I like the idea of communing with nature, but this article makes it sound easy. Sitting along a river to see deer might be an all day affair. And the picture is BS. I have scouted and hunted all my life. This picture is either photo-shopped or something. You would never get this close to a bull elk unless he was ready to charge especially standing in the open! Telling you to be still and slow to get close to wildlife, makes me think of the video of the lady trying to get close to a Buffalo and be rundown and hurt. Wild animals are WILD! People seem to be dumb. Enjoy from a distance, from the safety of your vehicle or from designated viewing areas. Not arguing with the author, but please be smart and understand you are in the animals home territory.

1 year ago
Reply to  Steve

I have been more fortunate. While walking along the Green river a herd of several Big horn sheep came walking out of a tree stand and walked right by us down to the river. In Ouray Colorado walking along the river bank, a Mule deer came out to the woods and walked along side my wife and me. In Estes park, my wife and I were walking in the golf course when a female elk was walking along side us and then we noticed her baby on the other side of us (we just slowed down and let them pass). Just a while later we were standing fairly close to the bull. All was well until someone thought it would be a good idea to see how close he could get to get a picture. My daughter was great at finding snakes on our walks in the woods.

5 months ago
Reply to  Steve

Steve, my first thought on the picture was the same. I’ve bowhunted for nearly 50 years, much of it with traditional equipment, so I understand about getting close to wild animals.

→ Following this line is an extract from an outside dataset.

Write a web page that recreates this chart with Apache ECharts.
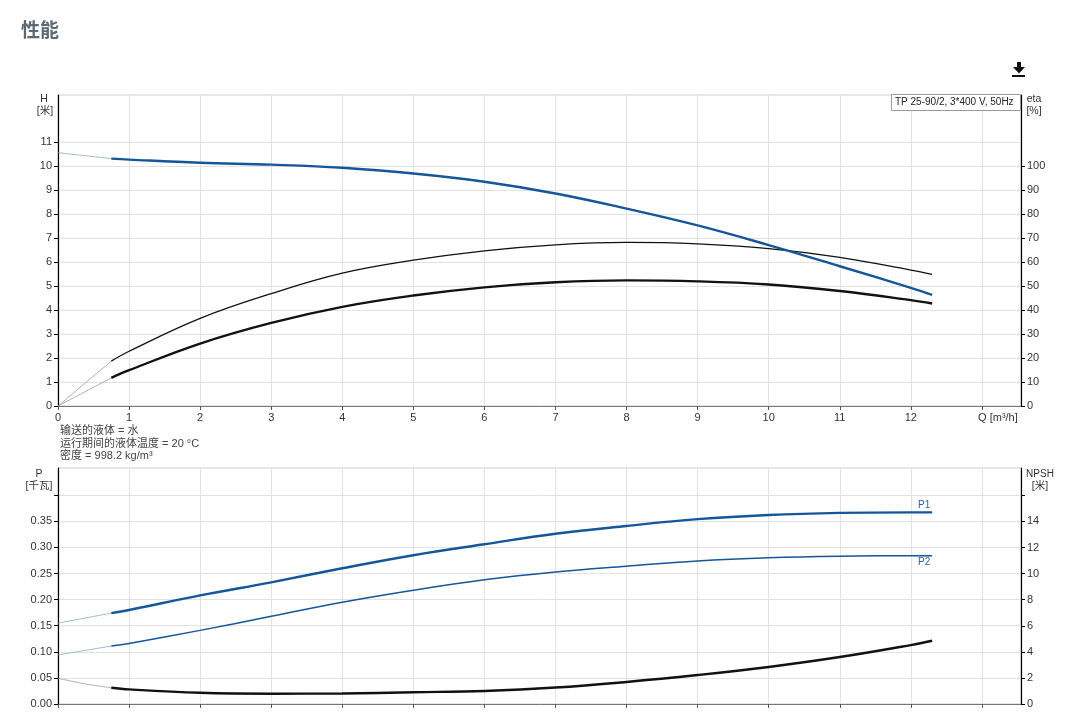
<!DOCTYPE html>
<html><head><meta charset="utf-8">
<script src="https://cdn.jsdelivr.net/npm/echarts@6/dist/echarts.min.js"></script>
<style>html,body{margin:0;padding:0;background:#fff}#c{width:1076px;height:726px}</style>
</head><body><div id="c"></div>
<script>
// ---- data ----
const qFlow    = [0.75, 1, 2, 3, 4, 5, 6, 7, 8, 9, 10, 11, 12, 12.3];
const headH    = [10.3, 10.26, 10.13, 10.05, 9.92, 9.68, 9.34, 8.85, 8.22, 7.52, 6.7, 5.82, 4.92, 4.63];
const etaThin  = [18.7, 22.8, 36.5, 46.8, 55.3, 60.7, 64.6, 67.1, 68.1, 67.5, 65.5, 61.9, 56.6, 54.8];
const etaThick = [11.7, 14.9, 26.0, 34.6, 41.3, 46.0, 49.4, 51.5, 52.3, 51.9, 50.6, 47.9, 44.1, 42.7];
const powerP1  = [0.174, 0.180, 0.208, 0.233, 0.260, 0.285, 0.306, 0.326, 0.341, 0.354, 0.362, 0.366, 0.367, 0.367];
const powerP2  = [0.111, 0.116, 0.141, 0.168, 0.195, 0.218, 0.238, 0.253, 0.264, 0.274, 0.280, 0.283, 0.284, 0.284];
const npsh     = [1.25, 1.12, 0.86, 0.79, 0.81, 0.9, 1.0, 1.26, 1.69, 2.22, 2.84, 3.6, 4.52, 4.85];
// extrapolated (thin) parts near zero flow
const extQ        = [0, 0.75];
const headExt     = [10.55, 10.3];
const etaThinExt  = [0, 18.7];
const etaThickExt = [0, 11.7];
const p1Ext       = [0.155, 0.174];
const p2Ext       = [0.094, 0.111];
const npshExtQ    = [0, 0.375, 0.75];
const npshExt     = [1.98, 1.55, 1.25];
const xTicks   = [0,1,2,3,4,5,6,7,8,9,10,11,12,13];
const hTicks   = [0,1,2,3,4,5,6,7,8,9,10,11];
const etaTicks = [0,10,20,30,40,50,60,70,80,90,100];
const pTicks   = [0,0.05,0.10,0.15,0.20,0.25,0.30,0.35,0.40];
const npshTicks= [0,2,4,6,8,10,12,14,16];
const qUnitLabel = 'Q [m³/h]';
const pumpLabel = 'TP 25-90/2, 3*400 V, 50Hz';
const notes = ['输送的液体 = 水', '运行期间的液体温度 = 20 °C', '密度 = 998.2 kg/m³'];

const pair = (xs, ys) => xs.map((x, i) => [x, ys[i]]);
const FONT = '"Liberation Sans", "Noto Sans CJK SC", sans-serif';
const BLUE = '#15569b';
const BLACK = '#111';
const GRID = '#e2e2e2';
const isInt = v => Math.abs(v - Math.round(v)) < 1e-6;

const chart = echarts.init(document.getElementById('c'), null, {renderer: 'canvas'});

function xAxisCfg(gi, showLabel) {
  return {
    type: 'value', gridIndex: gi, min: 0, max: 13.55, interval: 1,
    axisLine: {show: true, onZero: false, lineStyle: {color: '#777', width: 1}},
    axisTick: {show: true, length: 4, customValues: xTicks, lineStyle: {color: '#555'}},
    axisLabel: {
      show: showLabel, color: '#333', fontSize: 11, fontFamily: FONT, margin: 6,
      formatter: v => {
        if (Math.abs(v - 13) < 1e-6) return '{q|' + qUnitLabel + '}';
        return (isInt(v) && v < 12.5) ? String(Math.round(v)) : '';
      },
      rich: {q: {fontSize: 11, fontFamily: FONT, color: '#333', padding: [0, 0, 0, 32]}}
    },
    splitLine: {show: true, lineStyle: {color: GRID, width: 1}}
  };
}
function yAxisCfg(gi, pos, max, interval, ticks, maxLabel, fmt, split) {
  return {
    type: 'value', gridIndex: gi, position: pos, min: 0, max: max, interval: interval,
    axisLine: {show: true, onZero: false, lineStyle: {color: '#000', width: 1.2}},
    axisTick: {show: true, length: 4, customValues: ticks, lineStyle: {color: '#000'}},
    axisLabel: {
      color: '#333', fontSize: 11, fontFamily: FONT, margin: 6,
      formatter: v => (v <= maxLabel + 1e-9 && isInt(v / interval)) ? fmt(v) : ''
    },
    splitLine: {show: split, lineStyle: {color: GRID, width: 1}}
  };
}

const thinGray = {color: '#9a9a9a', width: 0.8};
const thinBlue = {color: '#8ea9c6', width: 0.8};

function line(name, xi, yi, data, style, z, extra) {
  return Object.assign({
    name: name, type: 'line', xAxisIndex: xi, yAxisIndex: yi, data: data,
    smooth: 0.4, showSymbol: false, symbol: 'none', lineStyle: style, z: z || 2,
    silent: true, animation: false
  }, extra || {});
}
const endLbl = (txt, va, off) => ({endLabel: {show: true, formatter: txt, color: '#2a64a8', fontSize: 10,
  fontFamily: FONT, distance: 0, align: 'center', verticalAlign: va, offset: off}});

const option = {
  animation: false,
  backgroundColor: '#fff',
  grid: [
    {left: 58, top: 95, width: 963, height: 311, show: true, borderColor: '#cfcfcf', borderWidth: 1, containLabel: false},
    {left: 58, top: 468, width: 963, height: 236, show: true, borderColor: '#cfcfcf', borderWidth: 1, containLabel: false}
  ],
  xAxis: [xAxisCfg(0, true), xAxisCfg(1, false)],
  yAxis: [
    yAxisCfg(0, 'left', 12.95, 1, hTicks, 11, v => String(Math.round(v)), true),
    yAxisCfg(0, 'right', 129.5, 10, etaTicks, 100, v => String(Math.round(v)), false),
    yAxisCfg(1, 'left', 0.452, 0.05, pTicks, 0.35, v => v.toFixed(2), true),
    yAxisCfg(1, 'right', 18.1, 2, npshTicks, 14, v => String(Math.round(v)), false)
  ],
  series: [
    line('H ext', 0, 0, pair(extQ, headExt), thinBlue),
    line('H', 0, 0, pair(qFlow, headH), {color: BLUE, width: 2.4}, 4),
    line('eta ext', 0, 1, pair(extQ, etaThinExt), thinGray),
    line('eta', 0, 1, pair(qFlow, etaThin), {color: BLACK, width: 1.3}, 3),
    line('eta2 ext', 0, 1, pair(extQ, etaThickExt), thinGray),
    line('eta2', 0, 1, pair(qFlow, etaThick), {color: BLACK, width: 2.4}, 3),
    line('P1 ext', 1, 2, pair(extQ, p1Ext), thinBlue),
    line('P1', 1, 2, pair(qFlow, powerP1), {color: BLUE, width: 2.4}, 4, endLbl('P1', 'bottom', [-8, -2])),
    line('P2 ext', 1, 2, pair(extQ, p2Ext), thinBlue),
    line('P2', 1, 2, pair(qFlow, powerP2), {color: BLUE, width: 1.5}, 4, endLbl('P2', 'top', [-8, 2])),
    line('NPSH ext', 1, 3, pair(npshExtQ, npshExt), thinGray),
    line('NPSH', 1, 3, pair(qFlow, npsh), {color: BLACK, width: 2.4}, 3)
  ],
  graphic: [
    {type: 'text', left: 21, top: 20, style: {text: '性能', font: 'bold 19px "Noto Sans CJK SC", sans-serif', fill: '#5d6872'}},
    // download icon
    {type: 'rect', shape: {x: 1017, y: 62, width: 4, height: 6}, style: {fill: '#111'}},
    {type: 'polygon', shape: {points: [[1013, 67], [1025, 67], [1019, 73.5]]}, style: {fill: '#111'}},
    {type: 'rect', shape: {x: 1012, y: 75, width: 13, height: 2}, style: {fill: '#111'}},
    // pump legend box
    {type: 'rect', z: 20, shape: {x: 891.5, y: 94.5, width: 129, height: 16}, style: {fill: '#fff', stroke: '#9a9a9a', lineWidth: 1}},
    {type: 'text', z: 21, x: 895, y: 102.5, style: {text: pumpLabel, font: '10px ' + FONT, fill: '#222', textVerticalAlign: 'middle'}},
    // axis names
    {type: 'text', x: 44, y: 99, style: {text: 'H', font: '10.5px ' + FONT, fill: '#333', textAlign: 'center', textVerticalAlign: 'middle'}},
    {type: 'text', x: 45, y: 111, style: {text: '[米]', font: '10.5px ' + FONT, fill: '#333', textAlign: 'center', textVerticalAlign: 'middle'}},
    {type: 'text', x: 1034, y: 99, style: {text: 'eta', font: '10.5px ' + FONT, fill: '#333', textAlign: 'center', textVerticalAlign: 'middle'}},
    {type: 'text', x: 1034, y: 111, style: {text: '[%]', font: '10.5px ' + FONT, fill: '#333', textAlign: 'center', textVerticalAlign: 'middle'}},
    {type: 'text', x: 39, y: 474, style: {text: 'P', font: '10.5px ' + FONT, fill: '#333', textAlign: 'center', textVerticalAlign: 'middle'}},
    {type: 'text', x: 39, y: 486, style: {text: '[千瓦]', font: '10.5px ' + FONT, fill: '#333', textAlign: 'center', textVerticalAlign: 'middle'}},
    {type: 'text', x: 1040, y: 474, style: {text: 'NPSH', font: '10px ' + FONT, fill: '#333', textAlign: 'center', textVerticalAlign: 'middle'}},
    {type: 'text', x: 1040, y: 486, style: {text: '[米]', font: '10.5px ' + FONT, fill: '#333', textAlign: 'center', textVerticalAlign: 'middle'}},
    // notes
    {type: 'text', x: 60, y: 430.5, style: {text: notes[0], font: '11px ' + FONT, fill: '#444', textVerticalAlign: 'middle'}},
    {type: 'text', x: 60, y: 443.5, style: {text: notes[1], font: '11px ' + FONT, fill: '#444', textVerticalAlign: 'middle'}},
    {type: 'text', x: 60, y: 456, style: {text: notes[2], font: '11px ' + FONT, fill: '#444', textVerticalAlign: 'middle'}}
  ]
};
chart.setOption(option);
</script>
</body></html>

But then I remember a time in late September when I was on a business trip to Boulder and decided to drive up to RMNP after work. A herd of over 100 elk was in a meadow right off the road in the park. There were numerous large bulls in the meadow screaming out bugles as cows mulled around emitting mews. Park rangers were there to keep the “wildlife morons” from walking out into the meadow. Numerous cows and bulls were very near the road…some right in the ditch. When I take my dying breath I will still be able to see that evening’s spectacle which is burned in my brain.

Animals that are that accustomed to human activity will many times allow a close approach…just before they maul the intruder! 😉

Donald N Wright
1 year ago

I never appreciated dogs in campgrounds until I camped at Mesa Verde. Bears tend to avoid campgrounds with dogs in them. However, all the other “mini-bears” come right on it. Skunks fear no one.

1 year ago

Good piece, Scott. Unfortunately, the vast majority of RV Parks (therefore the vast majority of RV’ers) are located such that the only “fauna” that are likely to be seen from the windows of your RV are kids, strolling old folks like us, and their dogs… 🙁

1 year ago

All so true.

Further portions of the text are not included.